In Senato si attende la legge di Bilancio, con l’articolato ancora oggetto di verifica e alcune misure che devono trovare la loro stesura definitiva. Ma non mancano da parte delle forze politiche, proposte di modifica che vanno dalle pensioni al fisco, dal reddito di cittadinanza ai bonus edilizi. Il nodo cruciale riguarda le pensioni, che guadagna il centro della scena in Parlamento e tiene alta la fibrillazione. infatti dopo Quota 102, il governo Draghi starebbe lavorando alla possibilità di garantire un’uscita dal lavoro anticipata per tutti, ma con un assegno con il sistema contributivo.
Uscita dal lavoro anticipata per tutti, ma assegno con il sistema contributivo. Draghi vorrebbe proporre ai sindacati un’ipotesi della riforma Fornero che supera la proposta Quota 102. L’esecutivo di Governo mira a estendere le uscite flessibili dal lavoro per tutti, ma con il contributivo che permetterebbe di mantenere in ordine i conti dell’Inps. Potrebbe essere equiparata ad una estensione dell’Opzione Donna, che in questi anni ha permesso il pensionamento con 58 o 59 anni di età e 35 di contributi. Ma con un taglio del 33% dell’assegno. Il Governo Draghi ha rinnovato l’opzione per un altro anno, e ha alzato l’età a 60 anni per le dipendenti e 61 per le autonome.
Il contesto di riferimento attuale supera gli scenari che hanno portato alla Legge Fornero. Le stime per il 2022 prevedono che l’85% dei pensionati si troverà in quello che viene chiamato il sistema misto: paga una quota retributiva sempre più piccola maturata fino al 1995 e poi tutto contributivo. Per un assegno che viene calcolato per il 65% con il metodo contributivo. Ovvero in base ai contributi versati e non agli stipendi presi.
Secondo l’Inps sono quasi 300mila i lavoratori nel retributivo al 31 dicembre 2020: hanno tra 57 e 67 anni e almeno 18 anni di contributi al 31 dicembre 1995, prima della riforma Dini.

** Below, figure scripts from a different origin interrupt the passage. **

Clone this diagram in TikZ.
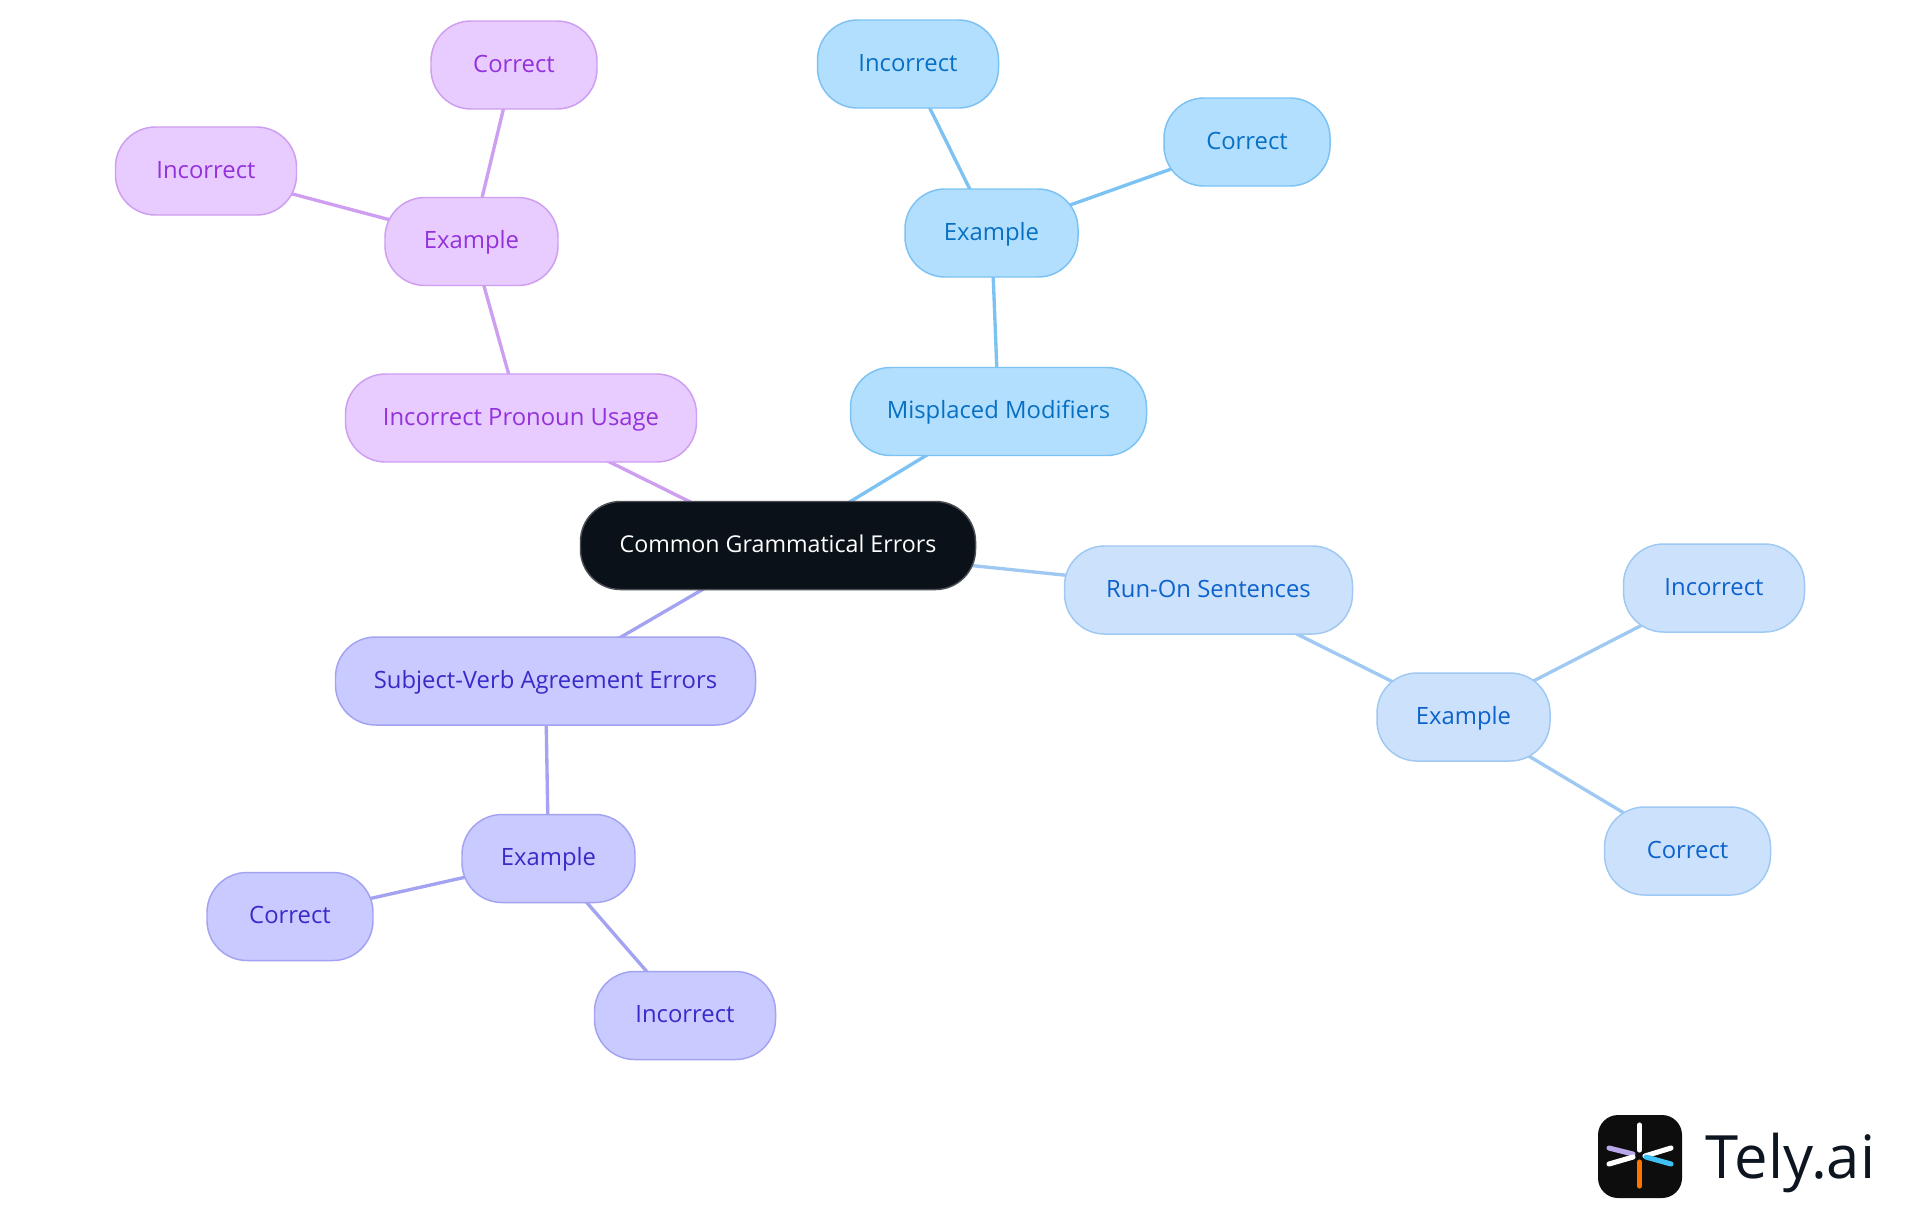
\documentclass[tikz,border=0pt]{standalone}
\usepackage{fontspec}
\setmainfont{Open Sans}
\usetikzlibrary{backgrounds,calc}

\definecolor{rootfill}{HTML}{0B1119}
\definecolor{rootline}{HTML}{4A4E54}
\definecolor{purplefill}{HTML}{E8CBFF}
\definecolor{purpleline}{HTML}{CE9EF1}
\definecolor{purpletext}{HTML}{9332DB}
\definecolor{skyfill}{HTML}{B3DFFF}
\definecolor{skyline}{HTML}{7CC2F2}
\definecolor{skytext}{HTML}{0870C2}
\definecolor{bluefill}{HTML}{CCE2FC}
\definecolor{blueline}{HTML}{9FC9F2}
\definecolor{bluetext}{HTML}{0D62CC}
\definecolor{violetfill}{HTML}{C9CAFF}
\definecolor{violetline}{HTML}{A3A3F2}
\definecolor{violettext}{HTML}{3A2BC8}
\definecolor{logotext}{HTML}{0D1520}

\tikzset{
  mapnode/.style={rectangle,rounded corners=0.4cm,minimum height=0.88cm,inner sep=0pt,
    text height=0.23cm,text depth=0.082cm,
    line width=0.42pt,font=\fontsize{6.78}{8}\selectfont},
  rootnode/.style={mapnode,fill=rootfill,draw=rootline,text=white,font=\fontsize{6.6}{8}\selectfont},
  purplenode/.style={mapnode,fill=purplefill,draw=purpleline,text=purpletext},
  skynode/.style={mapnode,fill=skyfill,draw=skyline,text=skytext},
  bluenode/.style={mapnode,fill=bluefill,draw=blueline,text=bluetext},
  violetnode/.style={mapnode,fill=violetfill,draw=violetline,text=violettext},
  link/.style={line width=0.95pt},
  spoke/.style={line width=1.45pt,line cap=round}
}

\begin{document}
\begin{tikzpicture}[y=-1cm]
  \useasboundingbox (0,0) rectangle (19.2,12.15);
% Central topic
  \node[rootnode,minimum width=3.95cm] (root) at (7.78,5.455) {Common Grammatical Errors};
% Pronoun branch
  \node[purplenode,minimum width=3.51cm] (pronoun) at (5.21,4.18) {Incorrect Pronoun Usage};
  \node[purplenode,minimum width=1.73cm] (pronounex) at (4.715,2.415) {Example};
  \node[purplenode,minimum width=1.66cm] (pronouncor) at (5.14,0.65) {Correct};
  \node[purplenode,minimum width=1.81cm] (pronouninc) at (2.06,1.71) {Incorrect};
% Modifier branch
  \node[skynode,minimum width=2.96cm] (modifier) at (9.985,4.115) {Misplaced Modifiers};
  \node[skynode,minimum width=1.73cm] (modifierex) at (9.915,2.33) {Example};
  \node[skynode,minimum width=1.81cm] (modifierinc) at (9.08,0.64) {Incorrect};
  \node[skynode,minimum width=1.66cm] (modifiercor) at (12.47,1.42) {Correct};
% Run-on branch
  \node[bluenode,minimum width=2.88cm] (runon) at (12.085,5.9) {Run-On Sentences};
  \node[bluenode,minimum width=1.73cm] (runonex) at (14.635,7.17) {Example};
  \node[bluenode,minimum width=1.81cm] (runoninc) at (17.14,5.88) {Incorrect};
  \node[bluenode,minimum width=1.66cm] (runoncor) at (16.875,8.51) {Correct};
% Agreement branch
  \node[violetnode,minimum width=4.2cm] (agree) at (5.455,6.81) {Subject-Verb Agreement Errors};
  \node[violetnode,minimum width=1.73cm] (agreeex) at (5.485,8.585) {Example};
  \node[violetnode,minimum width=1.66cm] (agreecor) at (2.9,9.165) {Correct};
  \node[violetnode,minimum width=1.81cm] (agreeinc) at (6.85,10.155) {Incorrect};
% Links run behind the nodes
  \begin{scope}[on background layer]
    \fill[white] (0,0) rectangle (19.2,12.15);
    \draw[link,purpleline] (root.center) -- (pronoun.center);
    \draw[link,purpleline] (pronoun.center) -- (pronounex.center);
    \draw[link,purpleline] (pronounex.center) -- (pronouncor.center);
    \draw[link,purpleline] (pronounex.center) -- (pronouninc.center);
    \draw[link,skyline] (root.center) -- (modifier.center);
    \draw[link,skyline] (modifier.center) -- (modifierex.center);
    \draw[link,skyline] (modifierex.center) -- (modifierinc.center);
    \draw[link,skyline] (modifierex.center) -- (modifiercor.center);
    \draw[link,blueline] (root.center) -- (runon.center);
    \draw[link,blueline] (runon.center) -- (runonex.center);
    \draw[link,blueline] (runonex.center) -- (runoninc.center);
    \draw[link,blueline] (runonex.center) -- (runoncor.center);
    \draw[link,violetline] (root.center) -- (agree.center);
    \draw[link,violetline] (agree.center) -- (agreeex.center);
    \draw[link,violetline] (agreeex.center) -- (agreecor.center);
    \draw[link,violetline] (agreeex.center) -- (agreeinc.center);
  \end{scope}
% Logo tile
  \fill[black!95,rounded corners=0.2cm] (15.98,11.15) rectangle (16.82,11.98);
% Logo spokes
  \draw[spoke,white] (16.395,11.25) -- (16.395,11.5);
  \draw[spoke,orange!90!red] (16.395,11.62) -- (16.395,11.86);
  \draw[spoke,purple!30!blue!35!white] (16.09,11.48) -- (16.33,11.54);
  \draw[spoke,white] (16.71,11.48) -- (16.45,11.56);
  \draw[spoke,white] (16.09,11.64) -- (16.33,11.57);
  \draw[spoke,cyan!75!white] (16.71,11.64) -- (16.46,11.57);
% Logo wordmark
  \node[anchor=base west,inner sep=0pt,text=logotext,font=\fontsize{17}{20}\selectfont] (wordmark) at (17.05,11.78) {Tely.ai};
\end{tikzpicture}
\end{document}
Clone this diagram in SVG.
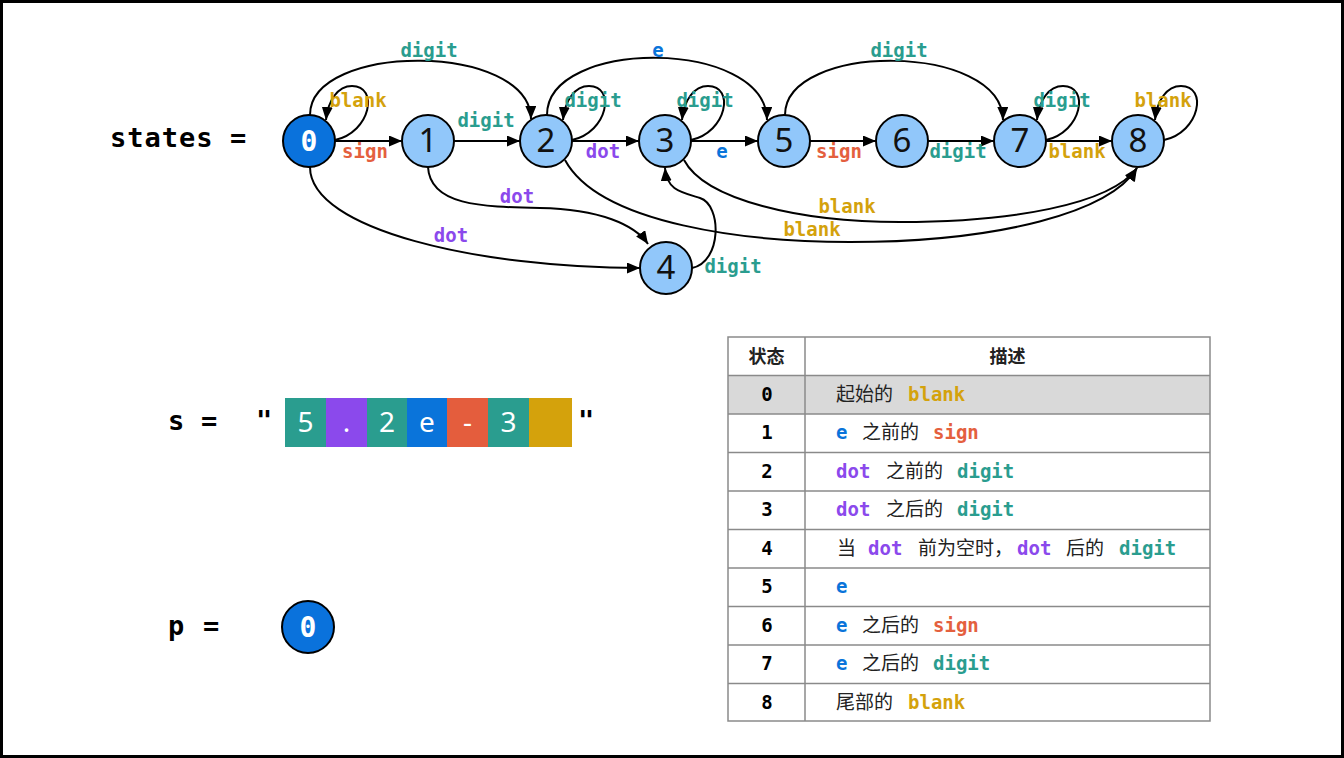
<svg xmlns="http://www.w3.org/2000/svg" width="1344" height="758" viewBox="0 0 1344 758">
<style>
.mono{font-family:"DejaVu Sans Mono","Liberation Mono",monospace;font-weight:bold}
.lbl{font-size:19px;text-anchor:middle}
.node{fill:#91C7FA;stroke:#000;stroke-width:2}
.start{fill:#0A72DC;stroke:#000;stroke-width:2}
.num{font-family:"Noto Sans","Liberation Sans",sans-serif;font-size:33px;text-anchor:middle;fill:#111}
.zero{font-size:28px;text-anchor:middle;fill:#fff}
.edge{fill:none;stroke:#000;stroke-width:2;marker-end:url(#ah)}
.digit{fill:#2A9D8F}.blank{fill:#D4A20C}.sign{fill:#E4603E}.dot{fill:#8B49EC}.e{fill:#0A74DA}
.cjk{font-family:"Noto Sans CJK SC",sans-serif;font-size:19px;fill:#222}
.cell{fill:none;stroke:#8a8a8a;stroke-width:1.5}
.tl{font-size:19px}
.big{font-size:27px;fill:#000;letter-spacing:1px}
.box{font-family:"Noto Sans","Liberation Sans",sans-serif;font-size:28px;fill:#fff;text-anchor:middle}
</style>
<defs>
<marker id="ah" markerUnits="userSpaceOnUse" markerWidth="14" markerHeight="12" refX="13" refY="5.5" orient="auto">
<path d="M0,0 L13,5.5 L0,11 z" fill="#000"/>
</marker>
</defs>
<rect x="0" y="0" width="1344" height="758" fill="#fff"/>
<rect x="1.5" y="1.5" width="1341" height="755" fill="none" stroke="#000" stroke-width="3"/>

<text class="mono big" x="110" y="147">states</text>
<text class="mono big" x="230" y="147">=</text>

<g id="connectors">
<path class="edge" d="M335,141 L402,141"/>
<path class="edge" d="M454,141 L520,141"/>
<path class="edge" d="M572,141 L639,141"/>
<path class="edge" d="M691,141 L758,141"/>
<path class="edge" d="M810,141 L876,141"/>
<path class="edge" d="M928,141 L994,141"/>
<path class="edge" d="M1046,141 L1112,141"/>
<path class="edge" d="M310,115 C310,42 530,42 531,119"/>
<path class="edge" d="M547,115 C547,38 766,38 767,120"/>
<path class="edge" d="M785,115 C785,42 1002,42 1003,120"/>
<path class="edge" d="M335,140 C371,132 379,86 352,86 C338,86 328,100 326,120"/>
<path class="edge" d="M572,140 C608,132 616,86 589,86 C575,86 565,100 563,120"/>
<path class="edge" d="M691,140 C727,132 735,86 708,86 C694,86 684,100 682,120"/>
<path class="edge" d="M1046,140 C1082,132 1090,86 1063,86 C1049,86 1039,100 1037,120"/>
<path class="edge" d="M1164,140 C1200,132 1208,86 1181,86 C1167,86 1157,100 1155,120"/>
<path class="edge" d="M310,167 C310,230 480,268 640,268"/>
<path class="edge" d="M428,167 C430,205 480,207 540,208 C600,209 635,225 648,244"/>
<path class="edge" d="M692,268 C722,262 722,205 700,198 C680,192 667,190 665,168"/>
<path class="edge" d="M565,160 C600,225 750,242 850,242 C1000,242 1110,212 1137,168"/>
<path class="edge" d="M684,160 C705,200 800,222 900,222 C1010,222 1110,205 1137,168"/>
</g>

<g id="edge-labels" class="mono lbl">
<text class="digit" x="429" y="57">digit</text>
<text class="blank" x="358" y="107">blank</text>
<text class="sign" x="365" y="158">sign</text>
<text class="digit" x="486" y="127">digit</text>
<text class="e" x="658" y="57">e</text>
<text class="digit" x="593" y="107">digit</text>
<text class="dot" x="603" y="158">dot</text>
<text class="digit" x="705" y="107">digit</text>
<text class="e" x="722" y="158">e</text>
<text class="digit" x="899" y="57">digit</text>
<text class="sign" x="839" y="158">sign</text>
<text class="digit" x="958" y="158">digit</text>
<text class="digit" x="1062" y="107">digit</text>
<text class="blank" x="1077" y="158">blank</text>
<text class="blank" x="1163" y="107">blank</text>
<text class="dot" x="517" y="203">dot</text>
<text class="dot" x="451" y="242">dot</text>
<text class="digit" x="733" y="273">digit</text>
<text class="blank" x="847" y="213">blank</text>
<text class="blank" x="812" y="236">blank</text>
</g>

<g id="node-0"><circle class="start" cx="309" cy="141" r="26"/><text class="mono zero" x="309" y="151">0</text></g>
<g id="node-1"><circle class="node" cx="428" cy="141" r="26"/><text class="num" x="428" y="152">1</text></g>
<g id="node-2"><circle class="node" cx="546" cy="141" r="26"/><text class="num" x="546" y="152">2</text></g>
<g id="node-3"><circle class="node" cx="665" cy="141" r="26"/><text class="num" x="665" y="152">3</text></g>
<g id="node-4"><circle class="node" cx="666" cy="268" r="26"/><text class="num" x="666" y="279">4</text></g>
<g id="node-5"><circle class="node" cx="784" cy="141" r="26"/><text class="num" x="784" y="152">5</text></g>
<g id="node-6"><circle class="node" cx="902" cy="141" r="26"/><text class="num" x="902" y="152">6</text></g>
<g id="node-7"><circle class="node" cx="1020" cy="141" r="26"/><text class="num" x="1020" y="152">7</text></g>
<g id="node-8"><circle class="node" cx="1138" cy="141" r="26"/><text class="num" x="1138" y="152">8</text></g>

<g id="string-s">
<text class="mono big" x="168" y="430">s</text>
<text class="mono big" x="201" y="430">=</text>
<text class="mono big" x="256" y="430">"</text>
<text class="mono big" x="578" y="430">"</text>
<rect x="285" y="398" width="41" height="49" fill="#2A9D8F"/>
<rect x="326" y="398" width="41" height="49" fill="#8B49EC"/>
<rect x="367" y="398" width="40" height="49" fill="#2A9D8F"/>
<rect x="407" y="398" width="40" height="49" fill="#0A74DA"/>
<rect x="447" y="398" width="41" height="49" fill="#E45D3D"/>
<rect x="488" y="398" width="41" height="49" fill="#2A9D8F"/>
<rect x="529" y="398" width="43" height="49" fill="#D4A20C"/>
<text class="box" x="305.5" y="432">5</text>
<text class="box" x="346.5" y="432">.</text>
<text class="box" x="387" y="432">2</text>
<text class="box" x="427" y="432">e</text>
<text class="box" x="467.5" y="432">-</text>
<text class="box" x="508.5" y="432">3</text>
</g>

<g id="pointer-p">
<text class="mono big" x="168" y="635">p</text>
<text class="mono big" x="203" y="635">=</text>
<circle class="start" cx="308" cy="627" r="26"/>
<text class="mono zero" x="308" y="637">0</text>
</g>

<g id="table">
<rect x="728" y="375.5" width="482" height="38.4" fill="#D9D9D9"/>
<rect class="cell" x="728" y="337" width="482" height="384" stroke="#777"/>
<line class="cell" x1="805" y1="337" x2="805" y2="721"/>
<line class="cell" x1="728" y1="375.5" x2="1210" y2="375.5"/>
<line class="cell" x1="728" y1="414" x2="1210" y2="414"/>
<line class="cell" x1="728" y1="452.5" x2="1210" y2="452.5"/>
<line class="cell" x1="728" y1="491" x2="1210" y2="491"/>
<line class="cell" x1="728" y1="529.5" x2="1210" y2="529.5"/>
<line class="cell" x1="728" y1="568" x2="1210" y2="568"/>
<line class="cell" x1="728" y1="606.5" x2="1210" y2="606.5"/>
<line class="cell" x1="728" y1="645" x2="1210" y2="645"/>
<line class="cell" x1="728" y1="683.5" x2="1210" y2="683.5"/>
<text class="cjk" x="766.5" y="363" text-anchor="middle" font-weight="bold" fill="#000" style="font-size:18px">状态</text>
<text class="cjk" x="1007.5" y="363" text-anchor="middle" font-weight="bold" fill="#000" style="font-size:18px">描述</text>
<g class="mono tl" text-anchor="middle" fill="#000">
<text x="767" y="401">0</text><text x="767" y="439">1</text><text x="767" y="478">2</text>
<text x="767" y="516">3</text><text x="767" y="555">4</text><text x="767" y="593">5</text>
<text x="767" y="632">6</text><text x="767" y="670">7</text><text x="767" y="709">8</text>
</g>
<text class="cjk" x="836" y="401">起始的</text><text class="mono tl blank" x="908" y="401">blank</text>
<text class="mono tl e" x="836" y="439">e</text><text class="cjk" x="862" y="439">之前的</text><text class="mono tl sign" x="933" y="439">sign</text>
<text class="mono tl dot" x="836" y="478">dot</text><text class="cjk" x="886" y="478">之前的</text><text class="mono tl digit" x="957" y="478">digit</text>
<text class="mono tl dot" x="836" y="516">dot</text><text class="cjk" x="886" y="516">之后的</text><text class="mono tl digit" x="957" y="516">digit</text>
<text class="cjk" x="837" y="555">当</text><text class="mono tl dot" x="868" y="555">dot</text><text class="cjk" x="918" y="555">前为空时，</text><text class="mono tl dot" x="1017" y="555">dot</text><text class="cjk" x="1066" y="555">后的</text><text class="mono tl digit" x="1119" y="555">digit</text>
<text class="mono tl e" x="836" y="593">e</text>
<text class="mono tl e" x="836" y="632">e</text><text class="cjk" x="862" y="632">之后的</text><text class="mono tl sign" x="933" y="632">sign</text>
<text class="mono tl e" x="836" y="670">e</text><text class="cjk" x="862" y="670">之后的</text><text class="mono tl digit" x="933" y="670">digit</text>
<text class="cjk" x="836" y="709">尾部的</text><text class="mono tl blank" x="908" y="709">blank</text>
</g>
</svg>
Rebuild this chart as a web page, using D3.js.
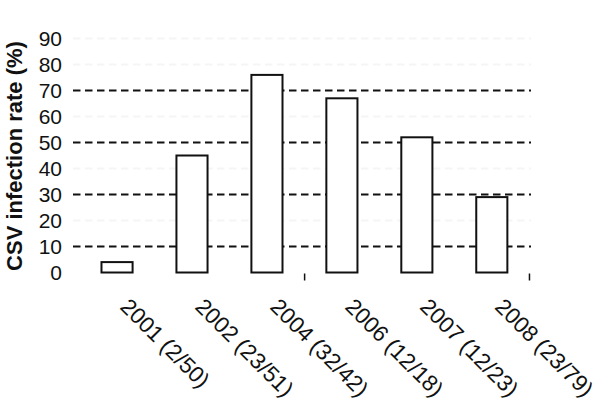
<!DOCTYPE html>
<html>
<head>
<meta charset="utf-8">
<script src="https://cdn.jsdelivr.net/npm/d3@7"></script>
<style>
  body { margin: 0; background: #fff; }
  svg text { font-family: "Liberation Sans", Arial, sans-serif; fill: #111; }
</style>
</head>
<body>
<div id="chart"></div>
<script>
var years = ["2001 (2/50)", "2002 (23/51)", "2004 (32/42)", "2006 (12/18)", "2007 (12/23)", "2008 (23/79)"];
var rates = [4, 45, 76, 67, 52, 29];
var yTicks = [0, 10, 20, 30, 40, 50, 60, 70, 80, 90];
var darkGrid = [10, 30, 50, 70];   // the others are nearly invisible in the picture
var tickAt = [3, 6];               // only these band edges show a tick

var width = 600, height = 404,
    plotLeft = 79.75, plotRight = 529.1, plotTop = 38.5, plotBottom = 272.5;

var svg = d3.select("#chart").append("svg")
    .attr("width", width).attr("height", height);

var x = d3.scaleBand().domain(years).range([plotLeft, plotRight]).paddingInner(0.585).paddingOuter(0.29);
var y = d3.scaleLinear().domain([0, 90]).range([plotBottom, plotTop]);
var step = x.step();

// grid lines
svg.append("g").selectAll("line")
    .data(yTicks.filter(function(d) { return d > 0; }))
    .enter().append("line")
    .attr("x1", 73).attr("x2", 531)
    .attr("y1", function(d) { return y(d); })
    .attr("y2", function(d) { return y(d); })
    .attr("stroke", function(d) { return darkGrid.indexOf(d) >= 0 ? "#111" : "#f5f5f5"; })
    .attr("stroke-width", 2)
    .attr("stroke-dasharray", "7.5,4.5");

// y labels
svg.append("g").selectAll("text")
    .data(yTicks)
    .enter().append("text")
    .attr("x", 62)
    .attr("y", function(d) { return y(d); })
    .attr("dy", "0.36em")
    .attr("text-anchor", "end")
    .style("font-size", "21px")
    .text(function(d) { return d; });

// y title
svg.append("text")
    .attr("transform", "translate(22," + ((plotTop + plotBottom) / 2 + 0.5) + ") rotate(-90)")
    .attr("text-anchor", "middle")
    .style("font-size", "22px")
    .style("font-weight", "bold")
    .text("CSV infection rate (%)");

// bars
svg.append("g").selectAll("rect")
    .data(rates)
    .enter().append("rect")
    .attr("x", function(d, i) { return x(years[i]); })
    .attr("y", function(d) { return y(d); })
    .attr("width", x.bandwidth())
    .attr("height", function(d) { return y(0) - y(d); })
    .attr("fill", "#fff")
    .attr("stroke", "#111")
    .attr("stroke-width", 2);

// ticks under the axis
svg.append("g").selectAll("line")
    .data(tickAt)
    .enter().append("line")
    .attr("x1", function(d) { return plotLeft + d * step; })
    .attr("x2", function(d) { return plotLeft + d * step; })
    .attr("y1", plotBottom + 1).attr("y2", plotBottom + 8)
    .attr("stroke", "#111").attr("stroke-width", 1.5);

// x labels
svg.append("g").selectAll("text")
    .data(years)
    .enter().append("text")
    .attr("transform", function(d) {
        return "translate(" + (x(d) + x.bandwidth() / 2 + 2) + "," + 308 + ") rotate(45)";
    })
    .style("font-size", "22.5px")
    .text(function(d) { return d; });
</script>
</body>
</html>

I sindacati invece valutano altre ipotesi, non troppo distanti da quelle del Governo. Come ad esempio l’uscita a 64 anni di età con 20 di contributi, ma con un ricalcolo contributivo dell’assegno. L’idea del Premier Draghi è quella di confermare “Opzione tutti” per concedere libertà di scelta e fare in modo che si possa pesare sui conti solo come anticipo di cassa.
L’assetto era stato chiamato dall’Inps “Ape contributiva” e prevedeva la possibilità per un lavoratore di 63 o 64 anni di prendere la sua pensione (a patto che sia 1,2 volte sopra il minimo, cioè almeno 618 euro al mese) in due tempi: una parte subito e un’altra parte dopo 3-4 anni. Cioè al compimento dell’età della pensione di vecchiaia (67 anni). Nell’ipotesi dell’Istituto il primo pezzo corrispondeva alla quota contributiva, per cui la spesa per lo Stato è zero: il lavoratore la incassava subito in base ai contributi versati. La seconda tranche invece, equivaleva invece alla quota retributiva, parametrata agli ultimi stipendi, per consentirgli di arrivare a 67 anni, ma da prepensionato avrebbe potuto continuare a lavorare.
Verso una pensione di garanzia per i giovani
Le principali modifiche alla riforma delle pensioni riguarderanno dunque non solo un ulteriore allargamento alle donne e a nuove mansioni gravose del perimetro dell’Anticipo pensionistico sociale (che al momento è limitato a quelle in crisi). Si fa strada anche l’introduzione di una norma di principio per aprire la strada a una pensione di garanzia per i giovani. Le risorse intanto sono davvero limitate: appena 500 milioni.